In a nice balanced situation with homogeneous error variance (that is, the SE of each comparison is the same), then, no matter what, all of the groups will be cohesive, in the sense that if two means share a grouping letter, all means between them share the same grouping letter. However, in the case where the SEs for comparing two means are not all the same, then there can be gaps in the groupings; and when there are huge disparities among those SEs compared with the differences among the means, such gaps are almost certain to occur, leading to what may be regarded as "crazy" compact letter displays.
To understand the specifics in what we see here, first note that in this simple model, the fitted values are exactly the same as the estimated marginal means (EMMs); thus, the vertical stacks of points in the residuals-versus-fitted plot appear in exactly the same order, left-to-right, as the top-to-bottom order of the cld(interBoxMusling) call. This makes it easy to identify what is going on with each entry. For example, the leftmost stack of points in the plot corresponds to station 7, whose EMM is 6.87, and for which there is quite a bit of data. Note also that Station 7 has only one grouping letter, a, so it is grouped with stations 11, 1, 10, 12, and 8, but statistically different from the other stations. There are gaps in the a grouping, the first one occurring with station 4 (4th from the left in the plot) which has an EMM of 7.89; there is quite a bit of data on that station as well as station 7, so those two stations are significantly different and hence not in the same group.
But what about stations 12 and 8, which are quite a ways down the line, and the two EMMs to either side of the "9" tick mark in the plot? They are also in group a. In the plot, observe that there are only 2 observations in each of those stations. That makes it hard for those stations to differ significantly from other means -- there just isn't much data to indicate there'd be a difference, and statistical significance, above all, has to do with whether there is evidence (data) to conclude a difference. In fact, due to the small sample sizes and that those two stations are midway in the list of means, they do not differ statistically from any other station -- they share every single grouping letter.
The largest mean belongs to station 15,and there is just one observation for that station (note that the SE of that mean is greater than any other). But because it is the largest EMM, it still differs significantly from some of the others, and does not share grouping letters a, b, or c.
In general, if you look at the means with the most grouping letters, those tend to be the ones with the smallest sample sizes, and vice versa.

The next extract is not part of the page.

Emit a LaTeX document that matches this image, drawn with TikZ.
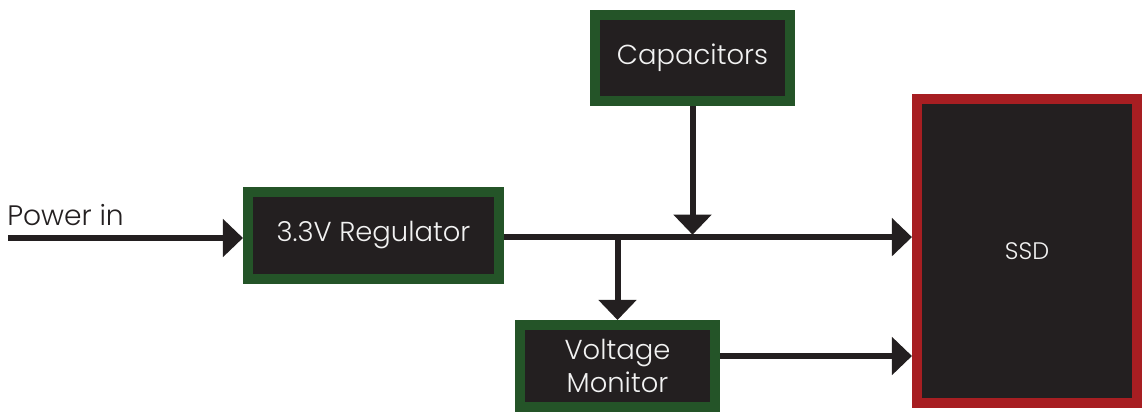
\documentclass[tikz,border=0pt]{standalone}
\usepackage{fontspec}
\setmainfont{Poppins}[UprightFont={* Light}]
\usetikzlibrary{arrows.meta}
\definecolor{boxgreen}{HTML}{245428}
\definecolor{ssdred}{HTML}{A71E22}
\definecolor{boxdark}{HTML}{231F20}
\begin{document}
\begin{tikzpicture}[x=0.025cm, y=-0.025cm,
        block/.style={draw=boxgreen, fill=boxdark, line width=0.25cm, outer sep=0.125cm, inner sep=0pt, text=white!95!black, font=\fontsize{19.5}{23}\selectfont, align=center},
        ssdbox/.style={block, draw=ssdred, font=\fontsize{17}{20}\selectfont},
        wire/.style={draw=boxdark, line width=0.15cm, -{Triangle[length=0.5cm, width=0.925cm]}}]
        \useasboundingbox (0,0) rectangle (1142,413);
        \node[block, minimum width=4.875cm, minimum height=2.15cm] (cap) at (692.5,58) {Capacitors};
        \node[block, minimum width=6.275cm, minimum height=2.175cm] (reg) at (373.5,235.5) {3.3V Regulator};
        \node[block, minimum width=4.875cm, minimum height=2.05cm] (mon) at (617.5,366) {Voltage\\Monitor};
        \node[ssdbox, minimum width=5.5cm, minimum height=7.6cm] (ssd) at (1027,251) {SSD};
        \node[anchor=west, inner sep=0pt, text=boxdark, font=\fontsize{20}{23}\selectfont] (label) at (7,215) {Power in};
        \coordinate (pin) at (8,238);
        \coordinate (bus) at ([yshift=-0.04cm]reg.east);
        \coordinate (tap) at ([yshift=0.25cm]mon.east);

        \draw[wire] (pin) -- (pin -| reg.west);
        \draw[wire] (bus) -- (bus -| ssd.west);
        \draw[wire, shorten >=0.06cm] (cap.south) -- (cap.south |- bus);
        \draw[wire] (mon.north |- bus) -- (mon.north);
        \draw[wire] (tap) -- (tap -| ssd.west);
    \end{tikzpicture}
\end{document}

It is the disparities in sample sizes that make the CLD look "crazy." I suggest that this is an example showing how CLDs can be confusing and that is one of several undesirable qualities of them. The others I would mention are:
- CLDS rely on a hard cutoff in P values, in this case 0.05, whereas some other ways of displaying P values allow for a gray area in judging significance.
- CLDs highlight non-findings rather than findings. Two means being not statistically different is not a finding, it is a situation where we can't say anything definitive. And that's really why the CLD looks crazy in a situation like this. Grouping letters make it appear that those means belong together, when in fact they simply fail to not belong together.

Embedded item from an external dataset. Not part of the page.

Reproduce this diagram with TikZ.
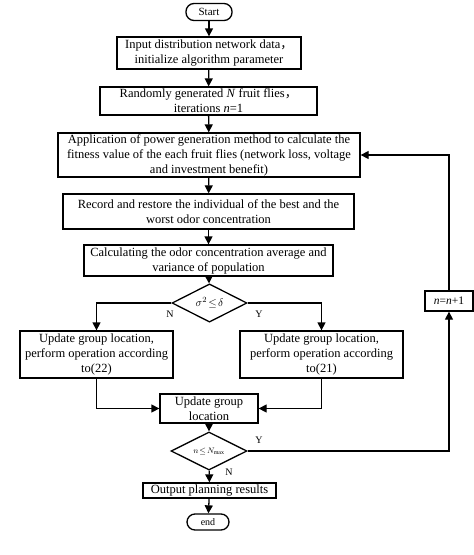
\documentclass[tikz,border=0pt]{standalone}
\usepackage{fontspec}
\setmainfont{Liberation Serif}
\newfontfamily\cjk{Noto Sans CJK SC}
\usetikzlibrary{shapes.geometric,arrows.meta}
\begin{document}
\begin{tikzpicture}[x=1pt,y=-1pt,
  every node/.style={font=\fontsize{12.5}{15}\selectfont},
  box/.style={draw,line width=1.3pt,rectangle,inner sep=0.5pt,align=center},
  term/.style={draw,line width=1.3pt,rectangle,rounded corners=8pt,inner sep=0.5pt,align=center},
  dia/.style={draw,line width=1.3pt,diamond,inner sep=0pt,align=center},
  lab/.style={font=\fontsize{10}{12}\selectfont},
  arr/.style={line width=1.3pt,-{Triangle[length=8pt,width=8pt]}}]
\useasboundingbox (0,0) rectangle (474,555);
\node[term,minimum width=46pt,minimum height=17pt,font=\fontsize{11}{13}\selectfont] (start) at (209,12) {Start};
\node[box,minimum width=184pt,minimum height=32pt] (b1) at (209,53) {Input distribution network data{\cjk ，}\\initialize algorithm parameter};
\node[box,minimum width=217pt,minimum height=28pt] (b2) at (208.5,101) {Randomly generated \textit{N} fruit flies{\cjk ，}\\iterations \textit{n}=1};
\node[box,minimum width=302pt,minimum height=44pt] (b3) at (209,155) {Application of power generation method to calculate the\\fitness value of the each fruit flies (network loss, voltage\\and investment benefit)};
\node[box,minimum width=291pt,minimum height=35pt] (b4) at (208.5,211.5) {Record and restore the individual of  the best and the\\worst odor concentration};
\node[box,minimum width=249pt,minimum height=31pt] (b5) at (208.5,260.5) {Calculating the odor concentration  average and\\variance of population};
\node[dia,minimum width=75pt,minimum height=24pt,font=\fontsize{11}{13}\selectfont] (d1) at (209.5,303) {$\sigma^2\!\leq\!\delta$};
\node[box,minimum width=153pt,minimum height=47pt] (bl) at (96.5,354.5) {Update group location,\\perform operation according\\to(22)};
\node[box,minimum width=163pt,minimum height=47pt] (br) at (321.5,354.5) {Update group location,\\perform operation according\\to(21)};
\node[box,minimum width=98pt,minimum height=29pt] (bm) at (209,408.5) {Update group\\location};
\node[dia,minimum width=76pt,minimum height=24pt,font=\fontsize{8}{9}\selectfont] (d2) at (209,451) {$n\!\leq\! N_{\max}$};
\node[box,minimum width=133pt,minimum height=15pt] (out) at (209.5,490.5) {Output planning results};
\node[term,minimum width=42pt,minimum height=16pt,font=\fontsize{10}{12}\selectfont] (end) at (208,522) {end};
\node[box,minimum width=48pt,minimum height=20pt,font=\fontsize{11.5}{13}\selectfont] (inc) at (449,301) {\textit{n}=\textit{n}+1};
\draw[arr] (start) -- (b1);
\draw[arr] (b1) -- (b2);
\draw[arr] (b2) -- (b3);
\draw[arr] (b3) -- (b4);
\draw[arr] (b4) -- (b5);
\draw[arr] (b5) -- (d1);
\draw[arr] (d1.west) -| (bl.north);
\draw[arr] (d1.east) -| (br.north);
\draw[arr] (bl.south) |- (bm.west);
\draw[arr] (br.south) |- (bm.east);
\draw[arr] (bm) -- (d2);
\draw[arr] (d2) -- (out);
\draw[arr] (out) -- (end);
\draw[arr] (d2.east) -| (inc.south);
\draw[arr] (inc.north) |- (b3.east);
\node[lab] (lN1) at (170,314) {N};
\node[lab] (lY1) at (259,314) {Y};
\node[lab] (lY2) at (259,440) {Y};
\node[lab] (lN2) at (229,472) {N};
\end{tikzpicture}
\end{document}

Another somewhat unrelated point: the craziness of the CLD in this example has nothing to do with unequal variances. That is because the results displayed depend only on the model that was fitted to the data, and the aov() model presumes that all observations have the same variance. This is notable again in stations 12 and 8, which each have two observations, but they are quite close together in station 8 and farther apart in station 12. The table results show the same SE for both EMMs, and that's because they have the same sample size. Had we used a model that allowed different variances, then those SEs would have been different. The CLD display would have been different too: still crazy, but crazy in a different way.
By the way, the bar graph shown is unsuitable for this analysis for exactly the above reasons, that it estimates a different variance for each station. Note that the error bars for stations 8 and 12 are very different, even though the tabled SEs are the same. (And note there is no error bar at all for station 15, because there is only one observation and thus no error-variance estimate.) When presenting analyses, it is important for all of the results displayed are based on the same model, unless it is clearly stated that different models are being considered.
The emmeans package does offer other ways of displaying pairwise comparisons reasonably compactly. Two to consider here are pwpp() (pairwise P-value plot), which shows P values graphically, and pwpm(), which shows them in matrix form. And of course, the pairs() or summary() functions are available for a detailed, less compact presentation. The plot() function has a comparisons option that displays "comparison arrows", but it doesn't always work and almost certainly would fail with this example.